_Data block:_
• • • •

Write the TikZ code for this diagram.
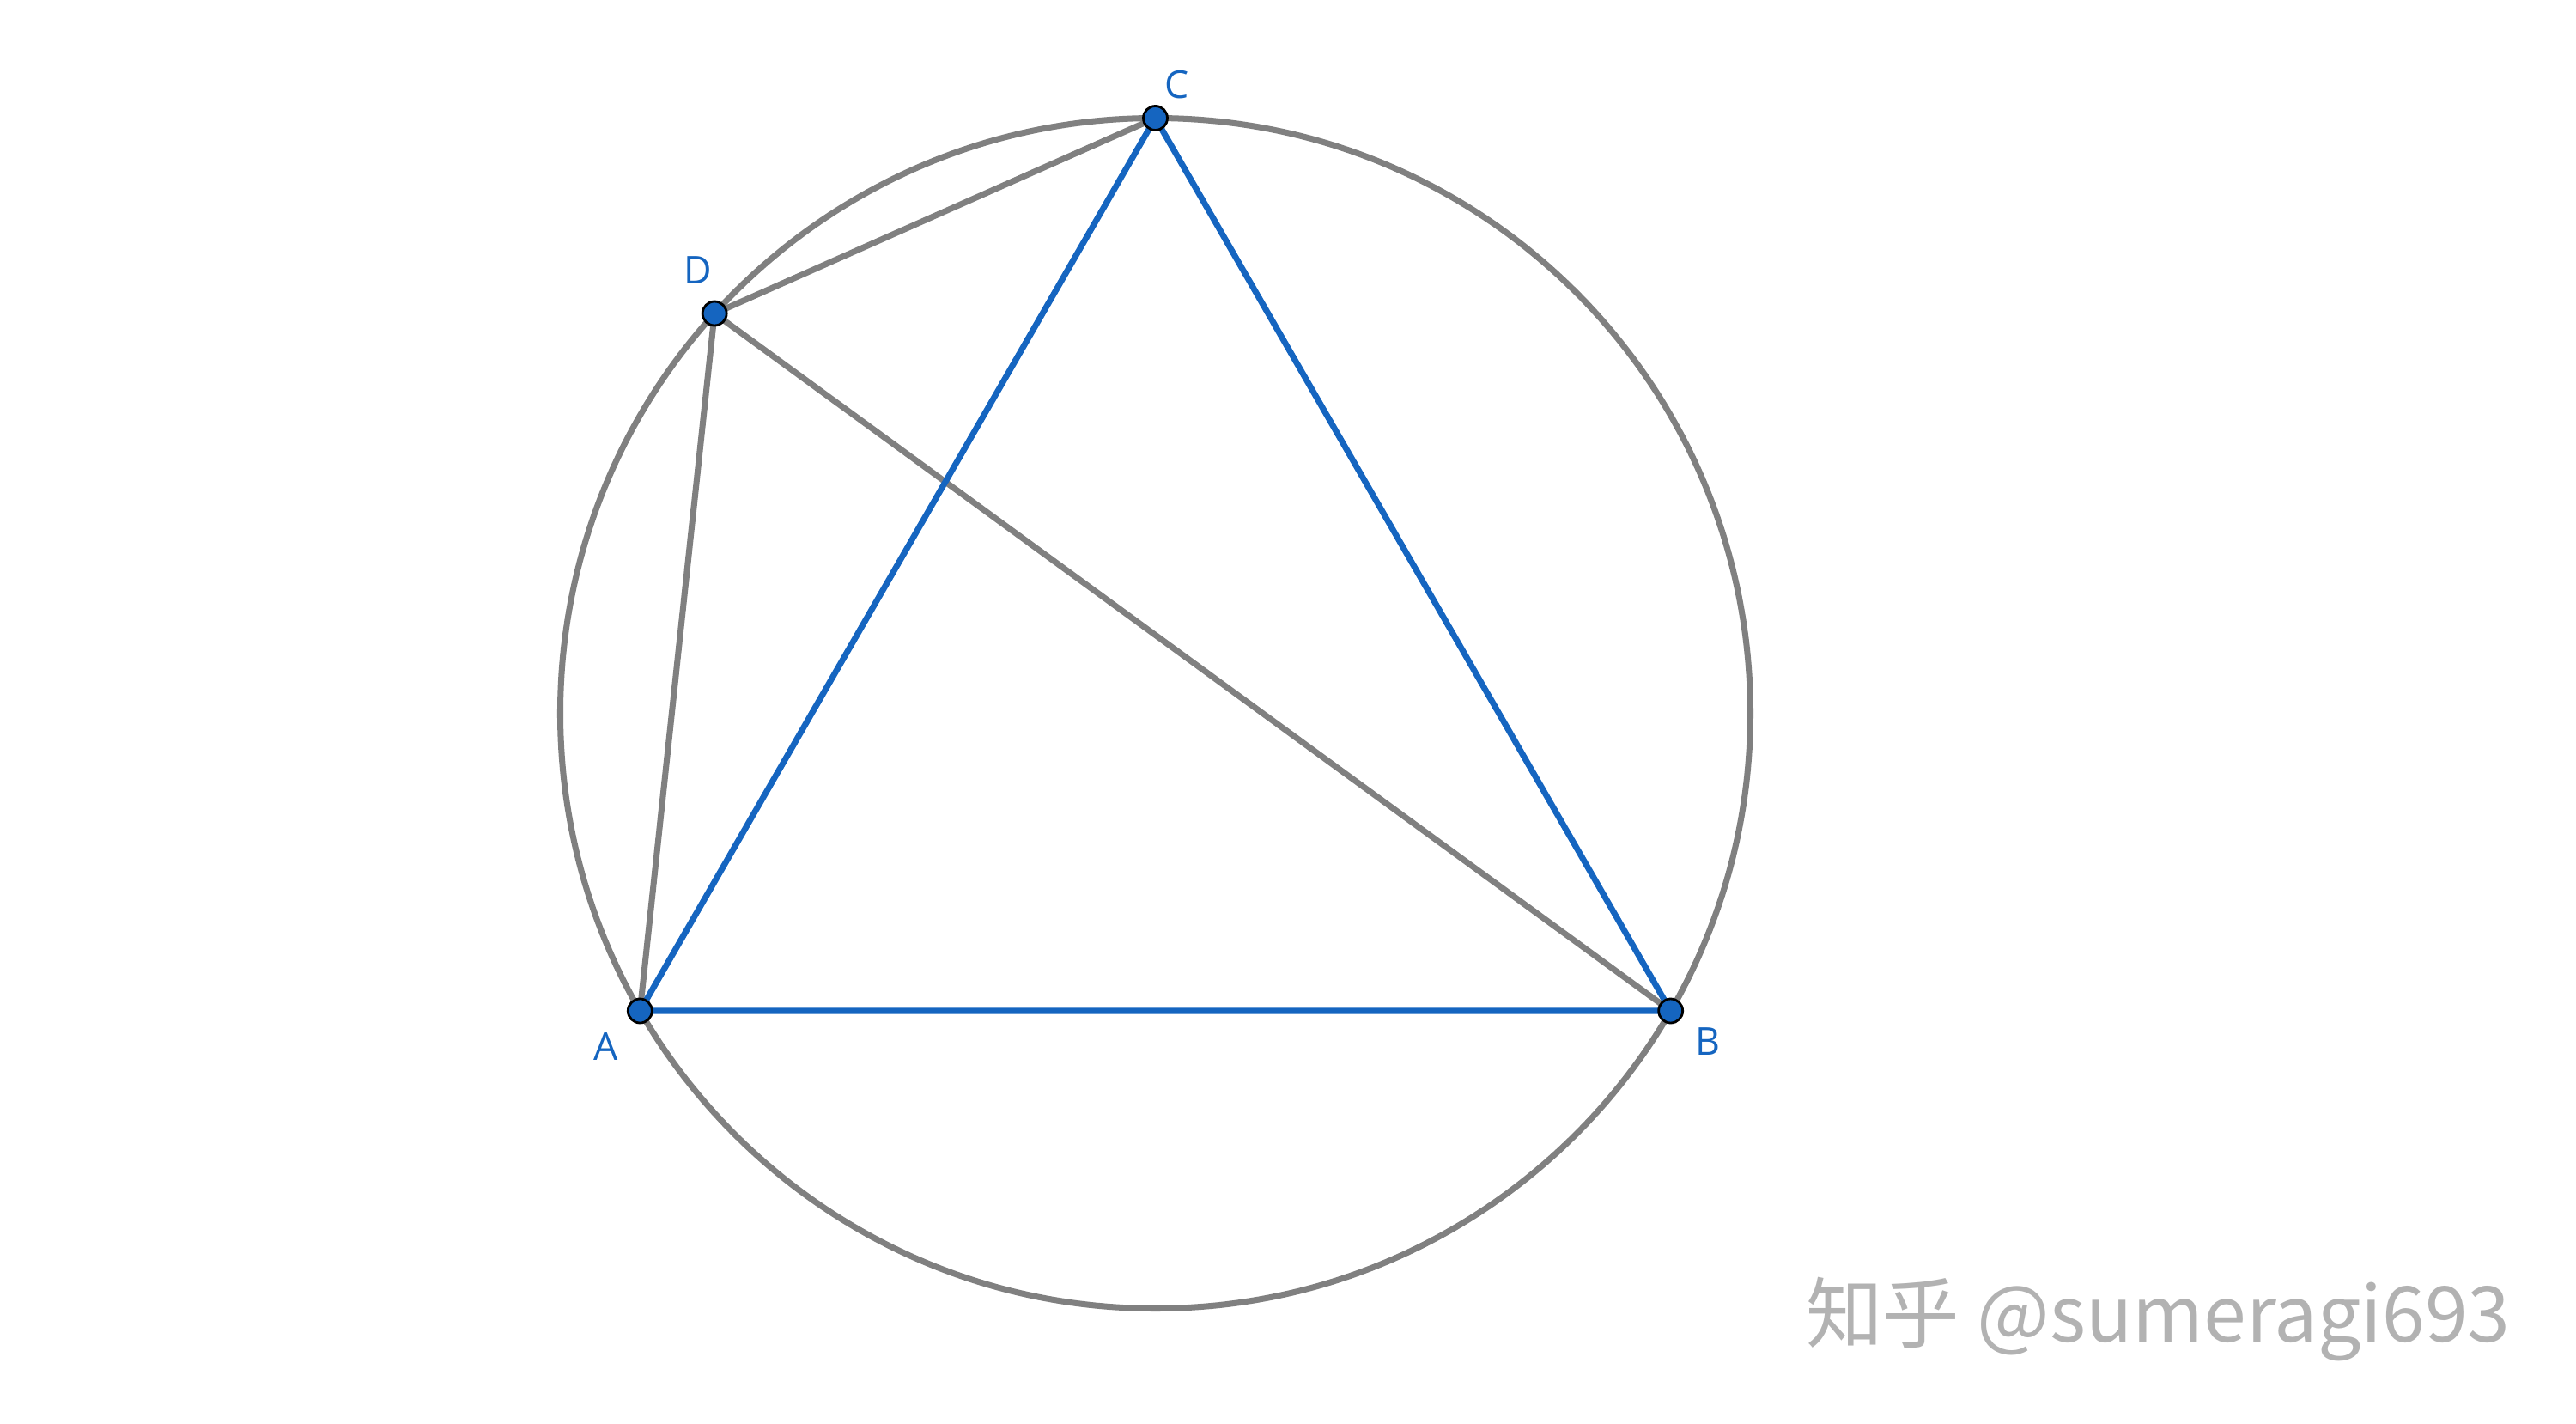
\documentclass[tikz,border=0pt]{standalone}
\usepackage{fontspec}
\setmainfont{Open Sans}
\newfontfamily\cjk{Noto Sans CJK SC}
\usetikzlibrary{positioning}

\definecolor{ggblue}{RGB}{21,101,192}
\definecolor{gggray}{RGB}{128,128,128}

\tikzset{
  grayline/.style={draw=gggray, line width=2pt},
  blueline/.style={draw=ggblue, line width=2pt},
  pt/.style={circle, fill=ggblue, draw=black, line width=0.8pt, inner sep=0pt, minimum size=0.28cm},
  lbl/.style={text=ggblue, font=\fontsize{12.7}{15}\selectfont, inner sep=0pt}
}

\begin{document}
\begin{tikzpicture}[x=1cm,y=1cm]
    % frame of the picture
    \useasboundingbox (-13.455,-8.265) rectangle (16.545,8.305);

    % Circumcircle
    \draw[grayline] (0,0) circle (6.93);

    % Points on the circle
    \coordinate (A) at (210:6.93);
    \coordinate (B) at (330:6.93);
    \coordinate (C) at (90:6.93);
    \coordinate (D) at (137.8:6.93);

    % Chords through D
    \draw[grayline] (A) -- (D) -- (C);
    \draw[grayline] (D) -- (B);

    % Triangle ABC
    \draw[blueline] (A) -- (B) -- (C) -- cycle;

    % Point markers and their labels
    \foreach \p/\dx/\dy in {A/-0.40/-0.41, B/0.43/-0.36, C/0.25/0.39, D/-0.19/0.50} {
      \node[pt] (pt\p) at (\p) {};
      \node[lbl] (lab\p) at ([shift={(\dx,\dy)}]\p) {\p};
    }

    % Watermark
    \node[anchor=base west, inner sep=0pt, text=gray!60,
          font=\cjk\fontsize{25.5}{30}\selectfont] (mark) at (7.57,-7.32) {知乎 @sumeragi693};
\end{tikzpicture}
\end{document}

• • • •

Make an exact copy of the data above, pictures excluded.

_Answer below:_
Write the TikZ code for this diagram.
\documentclass[tikz,border=0pt]{standalone}
\usepackage{fontspec}
\setmainfont{Open Sans}
\newfontfamily\cjk{Noto Sans CJK SC}
\usetikzlibrary{positioning}

\definecolor{ggblue}{RGB}{21,101,192}
\definecolor{gggray}{RGB}{128,128,128}

\tikzset{
  grayline/.style={draw=gggray, line width=2pt},
  blueline/.style={draw=ggblue, line width=2pt},
  pt/.style={circle, fill=ggblue, draw=black, line width=0.8pt, inner sep=0pt, minimum size=0.28cm},
  lbl/.style={text=ggblue, font=\fontsize{12.7}{15}\selectfont, inner sep=0pt}
}

\begin{document}
\begin{tikzpicture}[x=1cm,y=1cm]
    % frame of the picture
    \useasboundingbox (-13.455,-8.265) rectangle (16.545,8.305);

    % Circumcircle
    \draw[grayline] (0,0) circle (6.93);

    % Points on the circle
    \coordinate (A) at (210:6.93);
    \coordinate (B) at (330:6.93);
    \coordinate (C) at (90:6.93);
    \coordinate (D) at (137.8:6.93);

    % Chords through D
    \draw[grayline] (A) -- (D) -- (C);
    \draw[grayline] (D) -- (B);

    % Triangle ABC
    \draw[blueline] (A) -- (B) -- (C) -- cycle;

    % Point markers and their labels
    \foreach \p/\dx/\dy in {A/-0.40/-0.41, B/0.43/-0.36, C/0.25/0.39, D/-0.19/0.50} {
      \node[pt] (pt\p) at (\p) {};
      \node[lbl] (lab\p) at ([shift={(\dx,\dy)}]\p) {\p};
    }

    % Watermark
    \node[anchor=base west, inner sep=0pt, text=gray!60,
          font=\cjk\fontsize{25.5}{30}\selectfont] (mark) at (7.57,-7.32) {知乎 @sumeragi693};
\end{tikzpicture}
\end{document}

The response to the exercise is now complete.